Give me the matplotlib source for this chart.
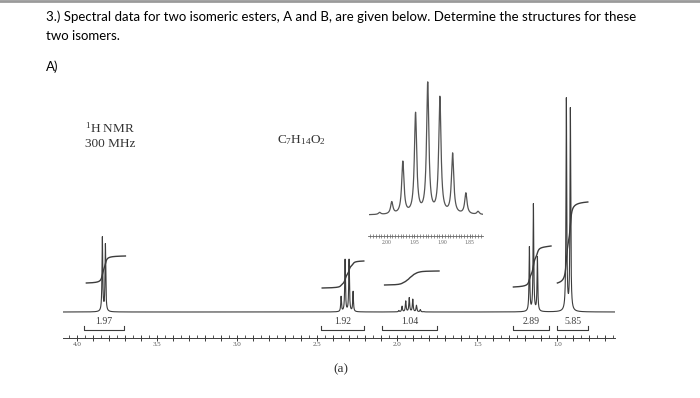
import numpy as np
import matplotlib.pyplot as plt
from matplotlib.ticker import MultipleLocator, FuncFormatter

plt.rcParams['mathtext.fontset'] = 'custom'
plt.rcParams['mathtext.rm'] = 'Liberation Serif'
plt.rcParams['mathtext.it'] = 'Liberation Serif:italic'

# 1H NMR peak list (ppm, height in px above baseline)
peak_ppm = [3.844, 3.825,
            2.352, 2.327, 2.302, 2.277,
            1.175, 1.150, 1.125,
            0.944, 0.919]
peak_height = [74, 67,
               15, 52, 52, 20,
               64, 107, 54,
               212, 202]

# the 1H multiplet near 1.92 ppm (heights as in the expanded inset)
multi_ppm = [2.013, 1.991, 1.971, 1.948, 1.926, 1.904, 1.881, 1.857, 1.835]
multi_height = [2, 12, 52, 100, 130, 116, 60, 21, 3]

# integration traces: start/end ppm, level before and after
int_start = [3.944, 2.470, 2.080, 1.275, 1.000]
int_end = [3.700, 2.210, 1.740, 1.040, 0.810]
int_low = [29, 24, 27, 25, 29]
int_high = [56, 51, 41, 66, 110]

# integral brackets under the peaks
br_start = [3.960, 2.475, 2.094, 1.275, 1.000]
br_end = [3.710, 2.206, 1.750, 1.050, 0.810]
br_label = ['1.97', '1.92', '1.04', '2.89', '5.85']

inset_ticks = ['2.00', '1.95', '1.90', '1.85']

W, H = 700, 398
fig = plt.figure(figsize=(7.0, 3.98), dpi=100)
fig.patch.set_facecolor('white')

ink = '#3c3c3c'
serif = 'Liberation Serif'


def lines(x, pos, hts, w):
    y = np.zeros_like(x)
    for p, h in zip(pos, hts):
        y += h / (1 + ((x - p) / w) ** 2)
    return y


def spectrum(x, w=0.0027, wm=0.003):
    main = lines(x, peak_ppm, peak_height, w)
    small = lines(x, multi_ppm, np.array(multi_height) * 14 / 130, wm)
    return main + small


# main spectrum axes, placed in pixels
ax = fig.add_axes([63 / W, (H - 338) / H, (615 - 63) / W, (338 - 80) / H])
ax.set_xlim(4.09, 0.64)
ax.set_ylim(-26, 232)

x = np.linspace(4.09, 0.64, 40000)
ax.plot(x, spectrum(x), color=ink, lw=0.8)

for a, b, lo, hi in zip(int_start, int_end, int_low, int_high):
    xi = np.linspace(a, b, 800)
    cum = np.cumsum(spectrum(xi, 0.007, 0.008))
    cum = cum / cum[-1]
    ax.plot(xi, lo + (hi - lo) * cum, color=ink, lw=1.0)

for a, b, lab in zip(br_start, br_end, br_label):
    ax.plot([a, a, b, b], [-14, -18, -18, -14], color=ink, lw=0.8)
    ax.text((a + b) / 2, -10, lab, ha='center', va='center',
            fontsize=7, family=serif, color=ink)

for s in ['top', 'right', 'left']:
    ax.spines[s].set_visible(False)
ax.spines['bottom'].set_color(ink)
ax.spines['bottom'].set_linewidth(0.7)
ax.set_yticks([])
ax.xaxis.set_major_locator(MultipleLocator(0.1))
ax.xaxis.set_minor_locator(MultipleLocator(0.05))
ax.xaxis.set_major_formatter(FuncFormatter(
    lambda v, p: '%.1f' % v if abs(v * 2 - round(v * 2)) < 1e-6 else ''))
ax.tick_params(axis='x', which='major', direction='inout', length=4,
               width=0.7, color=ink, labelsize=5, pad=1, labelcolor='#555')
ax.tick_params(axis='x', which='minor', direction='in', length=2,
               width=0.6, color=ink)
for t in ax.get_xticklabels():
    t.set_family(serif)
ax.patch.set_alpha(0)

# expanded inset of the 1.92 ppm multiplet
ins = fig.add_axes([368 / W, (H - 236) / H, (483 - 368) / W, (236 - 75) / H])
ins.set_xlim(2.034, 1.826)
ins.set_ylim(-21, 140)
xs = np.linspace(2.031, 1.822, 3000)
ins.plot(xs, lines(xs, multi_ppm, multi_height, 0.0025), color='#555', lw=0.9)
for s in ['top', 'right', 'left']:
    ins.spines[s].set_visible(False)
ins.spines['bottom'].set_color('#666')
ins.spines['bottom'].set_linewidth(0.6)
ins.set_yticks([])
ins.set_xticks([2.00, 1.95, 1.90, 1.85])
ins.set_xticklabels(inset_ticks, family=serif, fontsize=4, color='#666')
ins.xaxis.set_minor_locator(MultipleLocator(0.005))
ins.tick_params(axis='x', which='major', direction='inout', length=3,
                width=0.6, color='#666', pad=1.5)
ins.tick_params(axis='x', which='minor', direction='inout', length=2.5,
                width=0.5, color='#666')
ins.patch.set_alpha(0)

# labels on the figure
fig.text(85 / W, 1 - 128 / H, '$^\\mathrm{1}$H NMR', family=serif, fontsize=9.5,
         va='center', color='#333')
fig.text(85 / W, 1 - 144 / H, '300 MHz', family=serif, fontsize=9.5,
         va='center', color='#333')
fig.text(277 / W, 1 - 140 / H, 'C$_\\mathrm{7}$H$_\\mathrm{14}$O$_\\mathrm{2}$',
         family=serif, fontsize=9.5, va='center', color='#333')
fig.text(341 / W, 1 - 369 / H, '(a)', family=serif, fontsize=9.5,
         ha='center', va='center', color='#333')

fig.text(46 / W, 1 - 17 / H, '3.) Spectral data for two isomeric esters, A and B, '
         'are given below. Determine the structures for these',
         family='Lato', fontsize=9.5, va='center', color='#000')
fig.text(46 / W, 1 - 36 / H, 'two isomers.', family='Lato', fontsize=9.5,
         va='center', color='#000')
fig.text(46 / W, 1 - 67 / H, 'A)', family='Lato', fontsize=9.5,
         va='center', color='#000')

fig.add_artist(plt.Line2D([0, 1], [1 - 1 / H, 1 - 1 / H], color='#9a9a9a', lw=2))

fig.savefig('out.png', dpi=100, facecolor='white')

====

(EXERCISE AIM) Quote every line word for word and keep the images out of the copy.

(ANSWER TO THE EXERCISE)
Give me the matplotlib source for this chart.
import numpy as np
import matplotlib.pyplot as plt
from matplotlib.ticker import MultipleLocator, FuncFormatter

plt.rcParams['mathtext.fontset'] = 'custom'
plt.rcParams['mathtext.rm'] = 'Liberation Serif'
plt.rcParams['mathtext.it'] = 'Liberation Serif:italic'

# 1H NMR peak list (ppm, height in px above baseline)
peak_ppm = [3.844, 3.825,
            2.352, 2.327, 2.302, 2.277,
            1.175, 1.150, 1.125,
            0.944, 0.919]
peak_height = [74, 67,
               15, 52, 52, 20,
               64, 107, 54,
               212, 202]

# the 1H multiplet near 1.92 ppm (heights as in the expanded inset)
multi_ppm = [2.013, 1.991, 1.971, 1.948, 1.926, 1.904, 1.881, 1.857, 1.835]
multi_height = [2, 12, 52, 100, 130, 116, 60, 21, 3]

# integration traces: start/end ppm, level before and after
int_start = [3.944, 2.470, 2.080, 1.275, 1.000]
int_end = [3.700, 2.210, 1.740, 1.040, 0.810]
int_low = [29, 24, 27, 25, 29]
int_high = [56, 51, 41, 66, 110]

# integral brackets under the peaks
br_start = [3.960, 2.475, 2.094, 1.275, 1.000]
br_end = [3.710, 2.206, 1.750, 1.050, 0.810]
br_label = ['1.97', '1.92', '1.04', '2.89', '5.85']

inset_ticks = ['2.00', '1.95', '1.90', '1.85']

W, H = 700, 398
fig = plt.figure(figsize=(7.0, 3.98), dpi=100)
fig.patch.set_facecolor('white')

ink = '#3c3c3c'
serif = 'Liberation Serif'


def lines(x, pos, hts, w):
    y = np.zeros_like(x)
    for p, h in zip(pos, hts):
        y += h / (1 + ((x - p) / w) ** 2)
    return y


def spectrum(x, w=0.0027, wm=0.003):
    main = lines(x, peak_ppm, peak_height, w)
    small = lines(x, multi_ppm, np.array(multi_height) * 14 / 130, wm)
    return main + small


# main spectrum axes, placed in pixels
ax = fig.add_axes([63 / W, (H - 338) / H, (615 - 63) / W, (338 - 80) / H])
ax.set_xlim(4.09, 0.64)
ax.set_ylim(-26, 232)

x = np.linspace(4.09, 0.64, 40000)
ax.plot(x, spectrum(x), color=ink, lw=0.8)

for a, b, lo, hi in zip(int_start, int_end, int_low, int_high):
    xi = np.linspace(a, b, 800)
    cum = np.cumsum(spectrum(xi, 0.007, 0.008))
    cum = cum / cum[-1]
    ax.plot(xi, lo + (hi - lo) * cum, color=ink, lw=1.0)

for a, b, lab in zip(br_start, br_end, br_label):
    ax.plot([a, a, b, b], [-14, -18, -18, -14], color=ink, lw=0.8)
    ax.text((a + b) / 2, -10, lab, ha='center', va='center',
            fontsize=7, family=serif, color=ink)

for s in ['top', 'right', 'left']:
    ax.spines[s].set_visible(False)
ax.spines['bottom'].set_color(ink)
ax.spines['bottom'].set_linewidth(0.7)
ax.set_yticks([])
ax.xaxis.set_major_locator(MultipleLocator(0.1))
ax.xaxis.set_minor_locator(MultipleLocator(0.05))
ax.xaxis.set_major_formatter(FuncFormatter(
    lambda v, p: '%.1f' % v if abs(v * 2 - round(v * 2)) < 1e-6 else ''))
ax.tick_params(axis='x', which='major', direction='inout', length=4,
               width=0.7, color=ink, labelsize=5, pad=1, labelcolor='#555')
ax.tick_params(axis='x', which='minor', direction='in', length=2,
               width=0.6, color=ink)
for t in ax.get_xticklabels():
    t.set_family(serif)
ax.patch.set_alpha(0)

# expanded inset of the 1.92 ppm multiplet
ins = fig.add_axes([368 / W, (H - 236) / H, (483 - 368) / W, (236 - 75) / H])
ins.set_xlim(2.034, 1.826)
ins.set_ylim(-21, 140)
xs = np.linspace(2.031, 1.822, 3000)
ins.plot(xs, lines(xs, multi_ppm, multi_height, 0.0025), color='#555', lw=0.9)
for s in ['top', 'right', 'left']:
    ins.spines[s].set_visible(False)
ins.spines['bottom'].set_color('#666')
ins.spines['bottom'].set_linewidth(0.6)
ins.set_yticks([])
ins.set_xticks([2.00, 1.95, 1.90, 1.85])
ins.set_xticklabels(inset_ticks, family=serif, fontsize=4, color='#666')
ins.xaxis.set_minor_locator(MultipleLocator(0.005))
ins.tick_params(axis='x', which='major', direction='inout', length=3,
                width=0.6, color='#666', pad=1.5)
ins.tick_params(axis='x', which='minor', direction='inout', length=2.5,
                width=0.5, color='#666')
ins.patch.set_alpha(0)

# labels on the figure
fig.text(85 / W, 1 - 128 / H, '$^\\mathrm{1}$H NMR', family=serif, fontsize=9.5,
         va='center', color='#333')
fig.text(85 / W, 1 - 144 / H, '300 MHz', family=serif, fontsize=9.5,
         va='center', color='#333')
fig.text(277 / W, 1 - 140 / H, 'C$_\\mathrm{7}$H$_\\mathrm{14}$O$_\\mathrm{2}$',
         family=serif, fontsize=9.5, va='center', color='#333')
fig.text(341 / W, 1 - 369 / H, '(a)', family=serif, fontsize=9.5,
         ha='center', va='center', color='#333')

fig.text(46 / W, 1 - 17 / H, '3.) Spectral data for two isomeric esters, A and B, '
         'are given below. Determine the structures for these',
         family='Lato', fontsize=9.5, va='center', color='#000')
fig.text(46 / W, 1 - 36 / H, 'two isomers.', family='Lato', fontsize=9.5,
         va='center', color='#000')
fig.text(46 / W, 1 - 67 / H, 'A)', family='Lato', fontsize=9.5,
         va='center', color='#000')

fig.add_artist(plt.Line2D([0, 1], [1 - 1 / H, 1 - 1 / H], color='#9a9a9a', lw=2))

fig.savefig('out.png', dpi=100, facecolor='white')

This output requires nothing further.